-- Task statement --
Identify all lines below that hold "this" and collect them.
════════════════════
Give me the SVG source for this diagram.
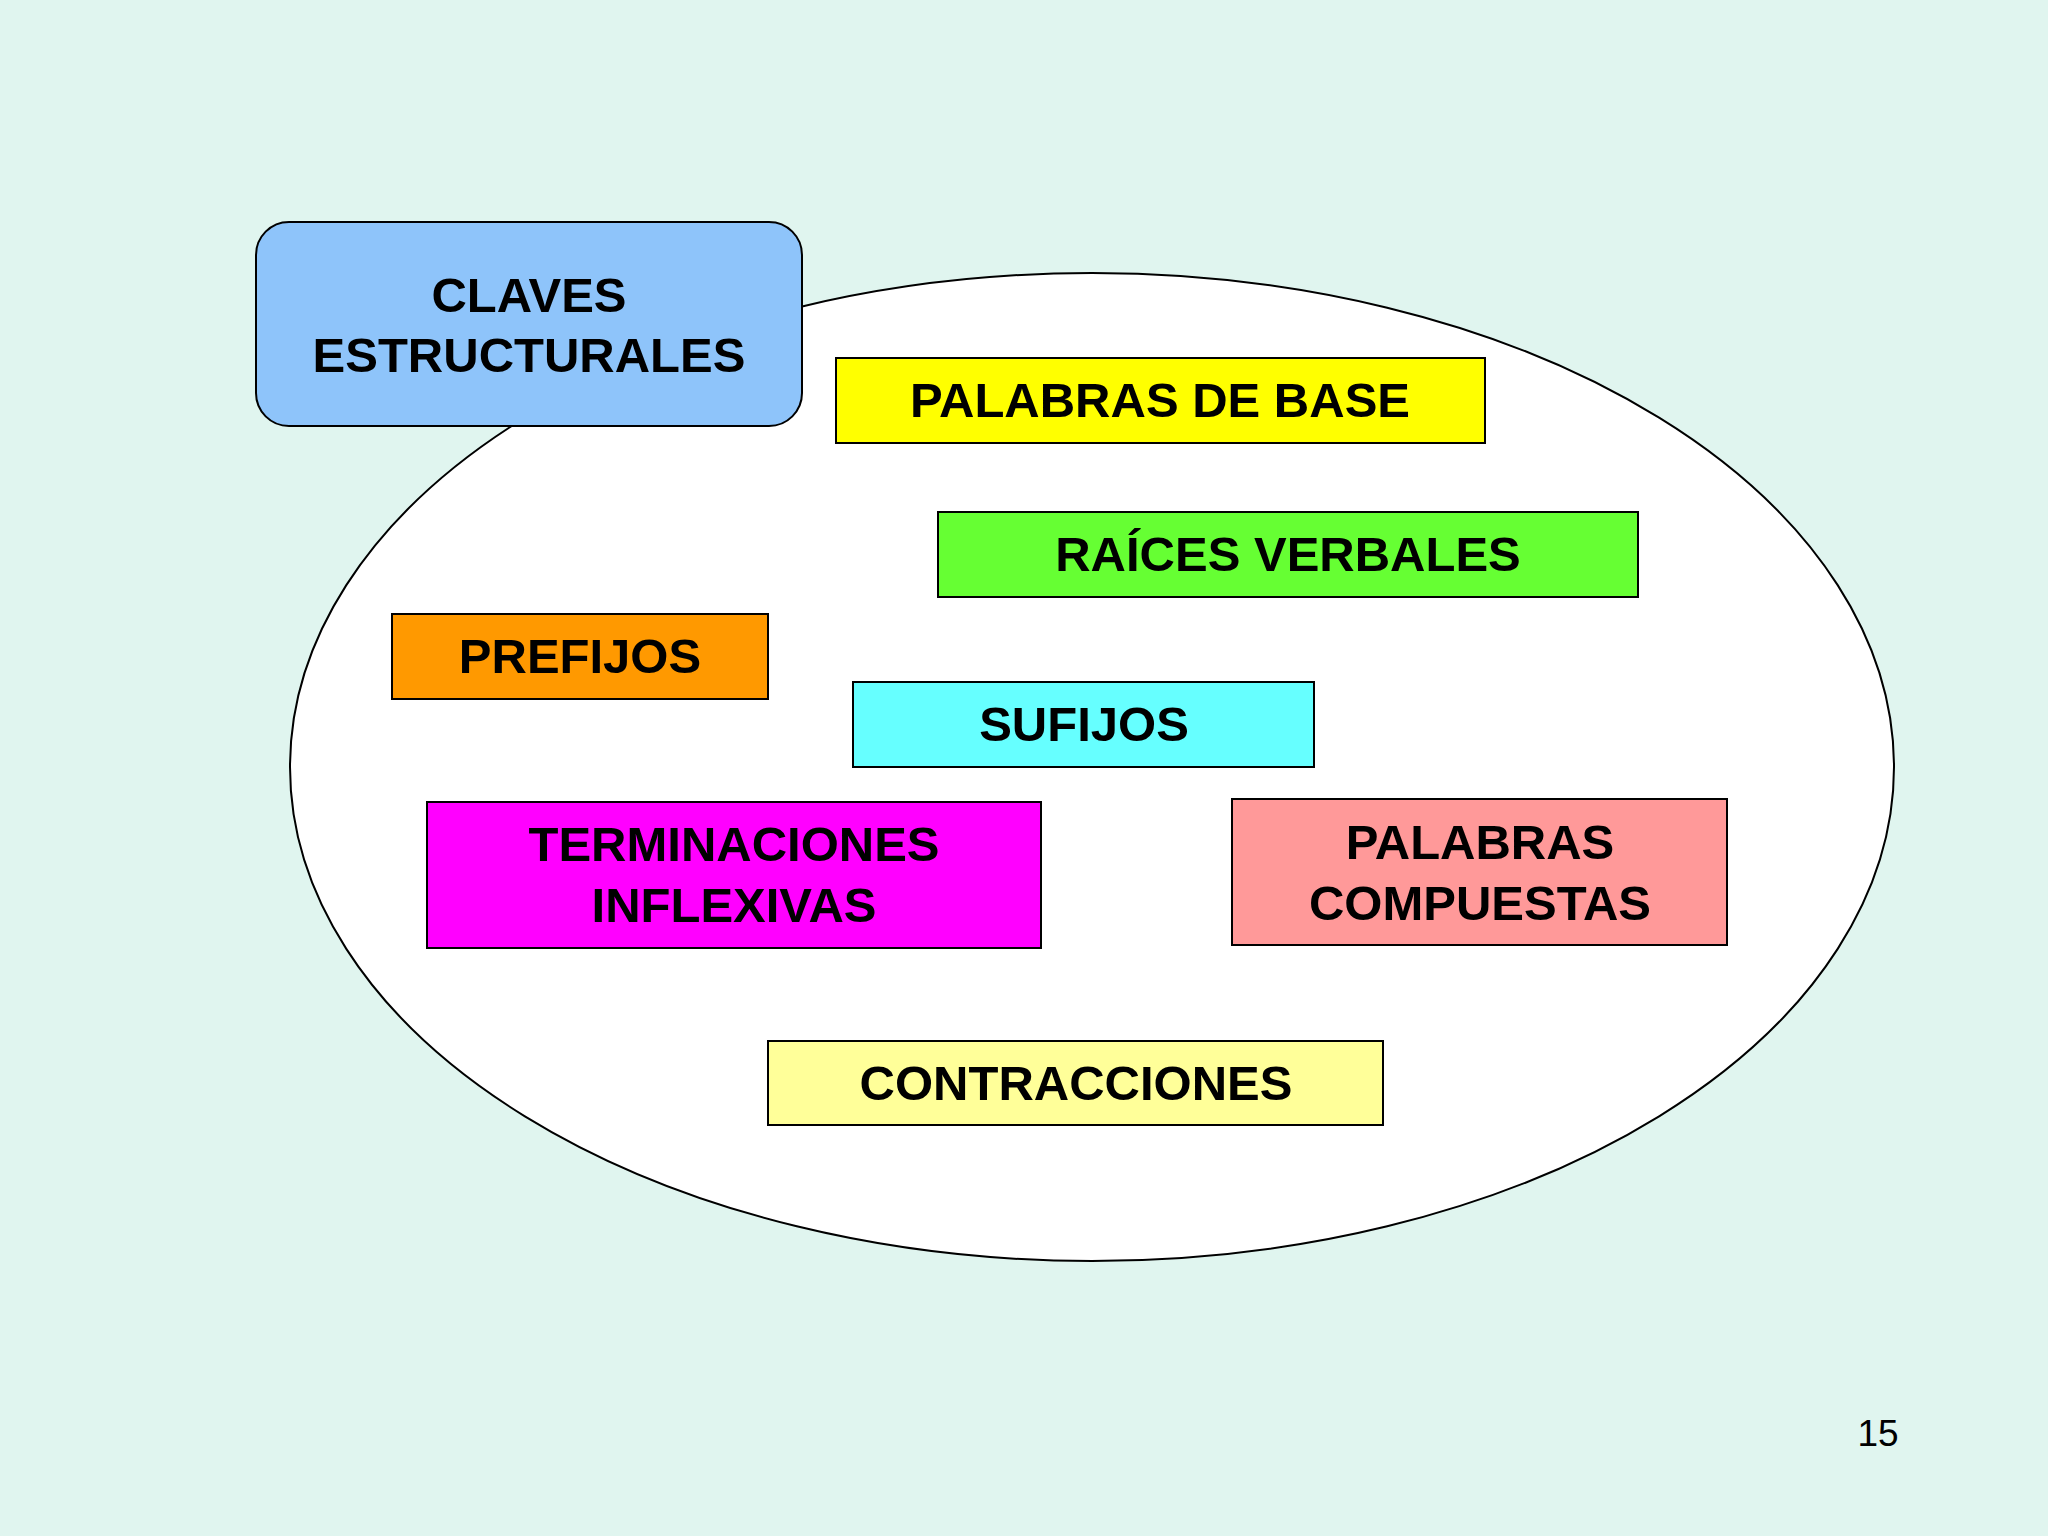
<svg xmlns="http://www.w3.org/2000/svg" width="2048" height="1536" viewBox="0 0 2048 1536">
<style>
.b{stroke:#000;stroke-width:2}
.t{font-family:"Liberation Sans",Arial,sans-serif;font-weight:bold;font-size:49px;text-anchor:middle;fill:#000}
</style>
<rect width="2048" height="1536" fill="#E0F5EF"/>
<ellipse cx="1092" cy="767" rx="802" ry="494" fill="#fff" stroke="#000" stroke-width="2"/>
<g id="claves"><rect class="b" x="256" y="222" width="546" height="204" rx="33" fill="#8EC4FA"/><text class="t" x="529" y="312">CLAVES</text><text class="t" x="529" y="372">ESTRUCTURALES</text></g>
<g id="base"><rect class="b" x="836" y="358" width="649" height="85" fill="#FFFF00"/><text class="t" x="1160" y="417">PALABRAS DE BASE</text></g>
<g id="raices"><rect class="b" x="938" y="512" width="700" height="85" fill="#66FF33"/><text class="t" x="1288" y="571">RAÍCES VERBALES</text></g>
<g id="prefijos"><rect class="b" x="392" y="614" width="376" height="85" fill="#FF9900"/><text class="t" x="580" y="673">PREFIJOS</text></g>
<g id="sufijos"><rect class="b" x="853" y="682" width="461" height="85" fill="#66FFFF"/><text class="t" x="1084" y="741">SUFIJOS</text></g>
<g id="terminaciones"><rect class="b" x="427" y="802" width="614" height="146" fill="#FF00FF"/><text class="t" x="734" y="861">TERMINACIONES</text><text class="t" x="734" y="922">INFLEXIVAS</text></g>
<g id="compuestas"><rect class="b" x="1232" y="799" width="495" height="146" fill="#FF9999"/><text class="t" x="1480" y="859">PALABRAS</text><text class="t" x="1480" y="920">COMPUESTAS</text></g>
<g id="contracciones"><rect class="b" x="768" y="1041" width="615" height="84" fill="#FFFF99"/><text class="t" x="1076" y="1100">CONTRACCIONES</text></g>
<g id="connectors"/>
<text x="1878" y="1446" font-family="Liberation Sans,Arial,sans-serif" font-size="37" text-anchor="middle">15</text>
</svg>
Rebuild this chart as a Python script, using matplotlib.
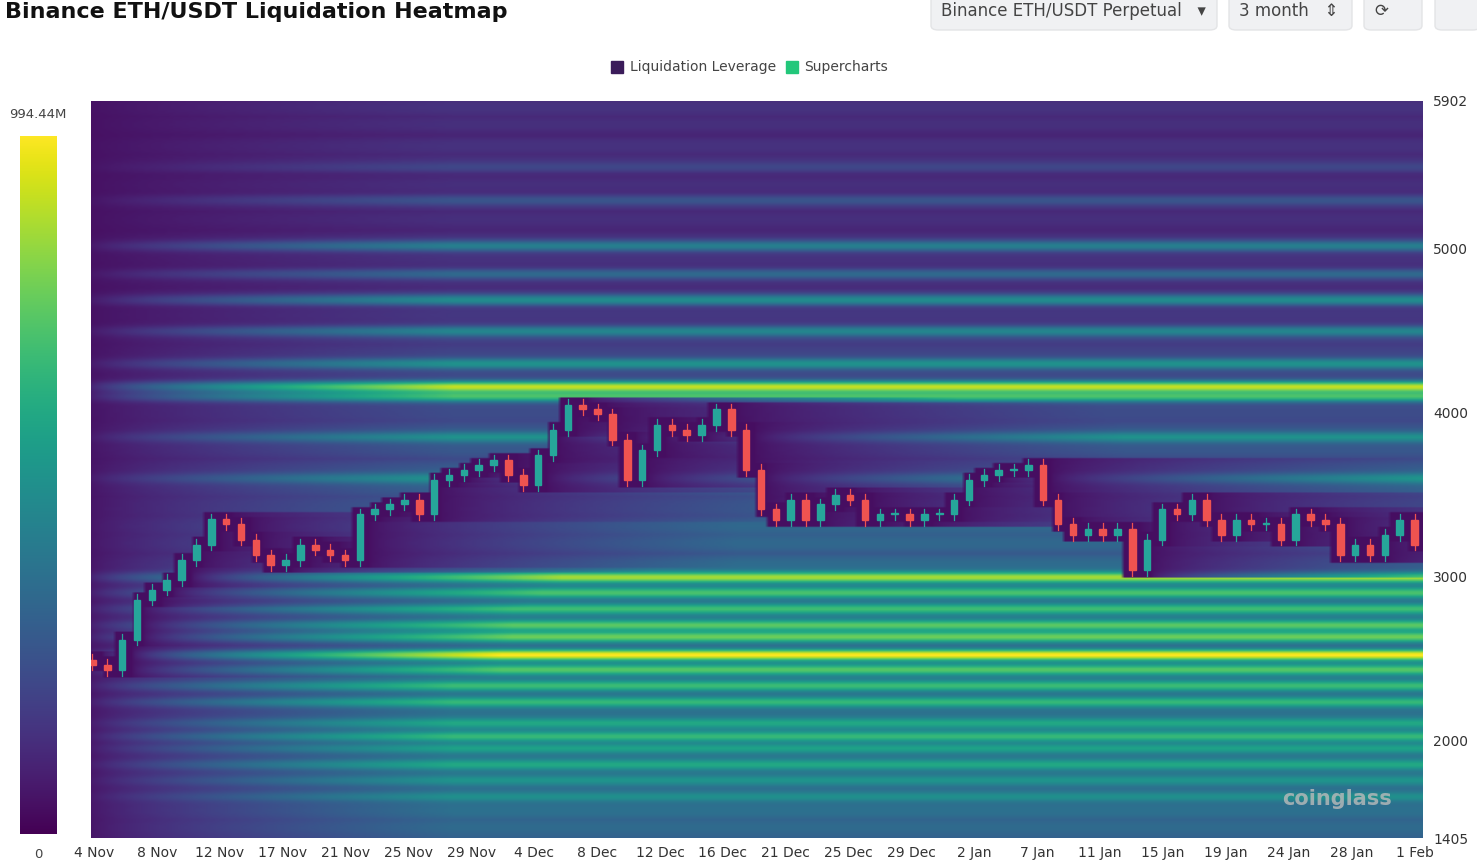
════════════════════
-- Solution to the problem --
Give me the SVG source for this diagram.
Rebuild this chart as a Python script, using matplotlib.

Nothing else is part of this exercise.